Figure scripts
— Start —

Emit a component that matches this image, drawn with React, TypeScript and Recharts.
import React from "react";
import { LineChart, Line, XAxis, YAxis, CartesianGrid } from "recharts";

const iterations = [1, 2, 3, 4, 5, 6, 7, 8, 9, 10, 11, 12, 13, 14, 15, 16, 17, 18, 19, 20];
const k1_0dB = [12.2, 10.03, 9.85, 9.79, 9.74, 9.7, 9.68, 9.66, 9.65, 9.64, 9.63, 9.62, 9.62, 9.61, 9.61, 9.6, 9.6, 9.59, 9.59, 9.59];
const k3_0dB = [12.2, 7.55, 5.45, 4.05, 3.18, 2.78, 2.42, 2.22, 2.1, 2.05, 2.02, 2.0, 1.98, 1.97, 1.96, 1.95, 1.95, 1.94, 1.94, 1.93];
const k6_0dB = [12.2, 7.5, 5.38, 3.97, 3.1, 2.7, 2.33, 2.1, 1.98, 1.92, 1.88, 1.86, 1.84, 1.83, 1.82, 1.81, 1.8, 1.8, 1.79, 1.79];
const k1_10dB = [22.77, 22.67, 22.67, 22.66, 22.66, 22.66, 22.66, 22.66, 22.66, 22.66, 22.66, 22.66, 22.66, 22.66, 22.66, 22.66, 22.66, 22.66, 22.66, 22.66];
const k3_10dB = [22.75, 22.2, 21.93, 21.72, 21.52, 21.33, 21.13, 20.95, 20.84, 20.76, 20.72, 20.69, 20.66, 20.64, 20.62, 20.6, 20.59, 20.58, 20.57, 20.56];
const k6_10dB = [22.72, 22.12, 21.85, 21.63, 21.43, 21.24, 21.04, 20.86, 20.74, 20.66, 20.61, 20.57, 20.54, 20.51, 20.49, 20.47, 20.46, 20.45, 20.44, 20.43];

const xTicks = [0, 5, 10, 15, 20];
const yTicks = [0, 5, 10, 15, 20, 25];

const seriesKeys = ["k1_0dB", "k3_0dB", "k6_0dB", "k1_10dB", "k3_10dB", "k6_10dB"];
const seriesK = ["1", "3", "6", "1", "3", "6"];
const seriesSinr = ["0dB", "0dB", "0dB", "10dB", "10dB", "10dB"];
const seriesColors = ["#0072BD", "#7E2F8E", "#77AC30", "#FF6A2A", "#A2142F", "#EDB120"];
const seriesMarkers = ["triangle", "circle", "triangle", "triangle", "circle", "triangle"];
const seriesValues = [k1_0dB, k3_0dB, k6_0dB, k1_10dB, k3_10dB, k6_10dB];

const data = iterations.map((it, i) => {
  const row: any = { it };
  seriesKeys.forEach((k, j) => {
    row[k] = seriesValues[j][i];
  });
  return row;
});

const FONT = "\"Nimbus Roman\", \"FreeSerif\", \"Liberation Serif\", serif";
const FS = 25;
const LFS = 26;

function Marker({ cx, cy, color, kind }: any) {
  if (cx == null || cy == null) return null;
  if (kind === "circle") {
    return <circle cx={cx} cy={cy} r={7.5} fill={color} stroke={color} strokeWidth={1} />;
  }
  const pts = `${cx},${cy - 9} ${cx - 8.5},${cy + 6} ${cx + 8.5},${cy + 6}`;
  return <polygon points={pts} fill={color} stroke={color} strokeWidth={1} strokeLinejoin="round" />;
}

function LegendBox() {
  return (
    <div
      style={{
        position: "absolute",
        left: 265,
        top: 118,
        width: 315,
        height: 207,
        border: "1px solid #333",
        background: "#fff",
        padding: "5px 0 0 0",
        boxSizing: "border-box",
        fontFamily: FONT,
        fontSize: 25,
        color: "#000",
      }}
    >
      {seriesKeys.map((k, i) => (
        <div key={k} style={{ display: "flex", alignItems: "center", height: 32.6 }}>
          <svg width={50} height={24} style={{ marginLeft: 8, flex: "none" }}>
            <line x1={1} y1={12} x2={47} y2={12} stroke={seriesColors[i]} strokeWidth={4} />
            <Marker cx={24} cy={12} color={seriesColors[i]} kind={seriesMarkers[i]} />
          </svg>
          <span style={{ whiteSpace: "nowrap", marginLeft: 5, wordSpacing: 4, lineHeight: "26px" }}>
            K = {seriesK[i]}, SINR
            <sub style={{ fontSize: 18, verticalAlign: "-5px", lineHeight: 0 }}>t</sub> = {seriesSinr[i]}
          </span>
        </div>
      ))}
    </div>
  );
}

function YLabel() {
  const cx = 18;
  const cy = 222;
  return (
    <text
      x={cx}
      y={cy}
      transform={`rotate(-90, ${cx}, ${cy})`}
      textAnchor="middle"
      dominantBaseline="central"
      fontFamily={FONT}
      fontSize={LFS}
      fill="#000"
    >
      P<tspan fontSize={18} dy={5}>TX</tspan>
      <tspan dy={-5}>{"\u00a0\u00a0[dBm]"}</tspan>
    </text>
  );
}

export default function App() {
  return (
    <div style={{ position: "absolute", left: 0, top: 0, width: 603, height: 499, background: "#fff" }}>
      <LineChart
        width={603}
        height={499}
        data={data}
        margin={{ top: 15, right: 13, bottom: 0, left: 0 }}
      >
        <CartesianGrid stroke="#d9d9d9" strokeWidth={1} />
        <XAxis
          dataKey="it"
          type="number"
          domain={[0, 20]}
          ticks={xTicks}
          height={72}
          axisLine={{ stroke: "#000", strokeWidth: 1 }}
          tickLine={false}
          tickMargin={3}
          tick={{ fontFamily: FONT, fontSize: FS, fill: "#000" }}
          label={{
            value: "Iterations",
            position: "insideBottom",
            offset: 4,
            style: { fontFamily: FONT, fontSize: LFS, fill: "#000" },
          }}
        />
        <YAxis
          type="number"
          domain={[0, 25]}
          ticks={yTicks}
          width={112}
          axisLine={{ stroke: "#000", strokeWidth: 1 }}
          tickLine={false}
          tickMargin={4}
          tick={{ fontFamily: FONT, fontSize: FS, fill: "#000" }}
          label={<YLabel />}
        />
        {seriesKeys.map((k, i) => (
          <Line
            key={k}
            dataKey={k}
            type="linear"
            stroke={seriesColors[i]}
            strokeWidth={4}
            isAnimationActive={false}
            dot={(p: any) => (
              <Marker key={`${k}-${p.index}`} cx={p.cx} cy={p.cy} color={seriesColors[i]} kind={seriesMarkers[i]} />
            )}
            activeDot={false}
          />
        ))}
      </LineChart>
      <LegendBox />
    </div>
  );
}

— End —
— Start —

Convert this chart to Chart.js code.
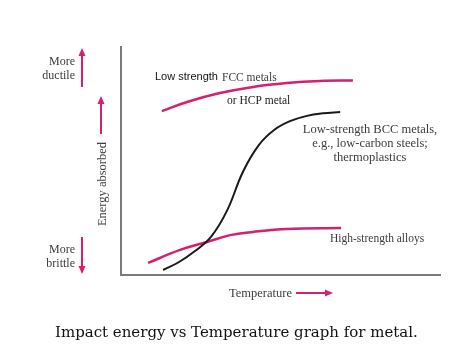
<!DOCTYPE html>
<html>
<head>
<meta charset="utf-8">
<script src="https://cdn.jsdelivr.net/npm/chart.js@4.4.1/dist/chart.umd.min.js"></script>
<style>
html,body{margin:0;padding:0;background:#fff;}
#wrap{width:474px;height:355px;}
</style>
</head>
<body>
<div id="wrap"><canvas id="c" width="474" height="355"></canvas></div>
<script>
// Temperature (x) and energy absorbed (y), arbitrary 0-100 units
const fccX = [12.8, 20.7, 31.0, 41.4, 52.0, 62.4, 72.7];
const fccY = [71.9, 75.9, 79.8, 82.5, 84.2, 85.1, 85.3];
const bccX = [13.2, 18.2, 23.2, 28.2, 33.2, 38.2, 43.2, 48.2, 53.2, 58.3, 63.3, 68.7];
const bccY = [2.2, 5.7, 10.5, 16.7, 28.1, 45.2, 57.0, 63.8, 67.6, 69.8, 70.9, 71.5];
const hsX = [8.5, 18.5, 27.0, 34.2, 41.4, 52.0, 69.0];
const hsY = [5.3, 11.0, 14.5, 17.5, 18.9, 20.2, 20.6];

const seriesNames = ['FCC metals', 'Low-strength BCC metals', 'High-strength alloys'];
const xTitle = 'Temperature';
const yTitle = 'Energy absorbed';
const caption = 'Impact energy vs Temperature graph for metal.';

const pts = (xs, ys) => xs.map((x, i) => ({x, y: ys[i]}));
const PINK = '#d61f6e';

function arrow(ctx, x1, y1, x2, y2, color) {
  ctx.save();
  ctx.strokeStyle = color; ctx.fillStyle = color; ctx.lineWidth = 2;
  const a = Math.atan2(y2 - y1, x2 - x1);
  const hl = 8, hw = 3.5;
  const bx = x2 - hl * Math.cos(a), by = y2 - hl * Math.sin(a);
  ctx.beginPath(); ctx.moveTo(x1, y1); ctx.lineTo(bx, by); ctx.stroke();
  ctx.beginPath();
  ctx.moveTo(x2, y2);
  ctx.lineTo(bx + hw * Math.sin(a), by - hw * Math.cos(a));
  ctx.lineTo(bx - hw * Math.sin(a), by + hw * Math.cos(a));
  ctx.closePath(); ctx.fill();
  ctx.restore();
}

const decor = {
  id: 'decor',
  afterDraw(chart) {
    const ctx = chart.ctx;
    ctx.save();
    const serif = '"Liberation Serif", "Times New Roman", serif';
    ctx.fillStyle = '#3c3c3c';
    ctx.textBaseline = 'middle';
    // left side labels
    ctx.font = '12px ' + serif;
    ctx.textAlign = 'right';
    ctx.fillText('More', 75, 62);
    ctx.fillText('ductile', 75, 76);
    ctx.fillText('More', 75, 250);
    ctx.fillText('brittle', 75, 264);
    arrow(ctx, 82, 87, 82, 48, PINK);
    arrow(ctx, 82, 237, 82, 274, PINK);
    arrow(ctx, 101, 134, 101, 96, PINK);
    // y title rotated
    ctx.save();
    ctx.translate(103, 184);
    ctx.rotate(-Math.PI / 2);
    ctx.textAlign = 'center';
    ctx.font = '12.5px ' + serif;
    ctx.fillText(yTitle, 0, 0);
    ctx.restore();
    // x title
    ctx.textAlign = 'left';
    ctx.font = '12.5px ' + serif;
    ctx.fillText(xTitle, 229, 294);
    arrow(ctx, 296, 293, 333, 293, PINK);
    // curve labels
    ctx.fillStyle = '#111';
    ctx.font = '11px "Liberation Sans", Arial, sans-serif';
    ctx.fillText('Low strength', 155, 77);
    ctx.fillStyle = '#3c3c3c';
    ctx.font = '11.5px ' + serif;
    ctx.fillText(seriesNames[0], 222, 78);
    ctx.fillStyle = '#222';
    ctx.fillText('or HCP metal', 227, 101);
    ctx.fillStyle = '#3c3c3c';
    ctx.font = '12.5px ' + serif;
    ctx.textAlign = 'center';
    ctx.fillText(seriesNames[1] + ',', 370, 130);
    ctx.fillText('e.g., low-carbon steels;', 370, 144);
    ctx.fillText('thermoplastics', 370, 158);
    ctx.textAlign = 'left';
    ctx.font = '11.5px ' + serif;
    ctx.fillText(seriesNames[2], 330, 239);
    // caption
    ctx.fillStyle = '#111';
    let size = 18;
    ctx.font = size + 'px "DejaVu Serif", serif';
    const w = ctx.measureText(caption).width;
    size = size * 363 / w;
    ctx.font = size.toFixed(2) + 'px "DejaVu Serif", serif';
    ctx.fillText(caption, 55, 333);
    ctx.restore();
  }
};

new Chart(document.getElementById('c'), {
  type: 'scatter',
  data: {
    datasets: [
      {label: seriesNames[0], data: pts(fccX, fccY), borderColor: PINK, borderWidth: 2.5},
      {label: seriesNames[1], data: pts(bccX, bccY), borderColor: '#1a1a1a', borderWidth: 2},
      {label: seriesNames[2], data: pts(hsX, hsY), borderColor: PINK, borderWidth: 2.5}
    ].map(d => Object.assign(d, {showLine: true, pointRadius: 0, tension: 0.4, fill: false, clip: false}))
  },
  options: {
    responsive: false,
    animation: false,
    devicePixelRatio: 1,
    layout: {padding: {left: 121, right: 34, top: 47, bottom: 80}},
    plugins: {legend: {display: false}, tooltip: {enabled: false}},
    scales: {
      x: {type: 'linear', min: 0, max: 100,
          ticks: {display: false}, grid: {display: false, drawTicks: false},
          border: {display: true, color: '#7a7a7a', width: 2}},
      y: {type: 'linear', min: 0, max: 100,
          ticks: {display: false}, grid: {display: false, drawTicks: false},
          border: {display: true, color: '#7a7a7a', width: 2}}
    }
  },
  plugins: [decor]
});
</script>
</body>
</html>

— End —

- Written request
Copy each line of the listing in which the word "this" can be found.

- Final result
Emit a component that matches this image, drawn with React, TypeScript and Recharts.
Convert this chart to Chart.js code.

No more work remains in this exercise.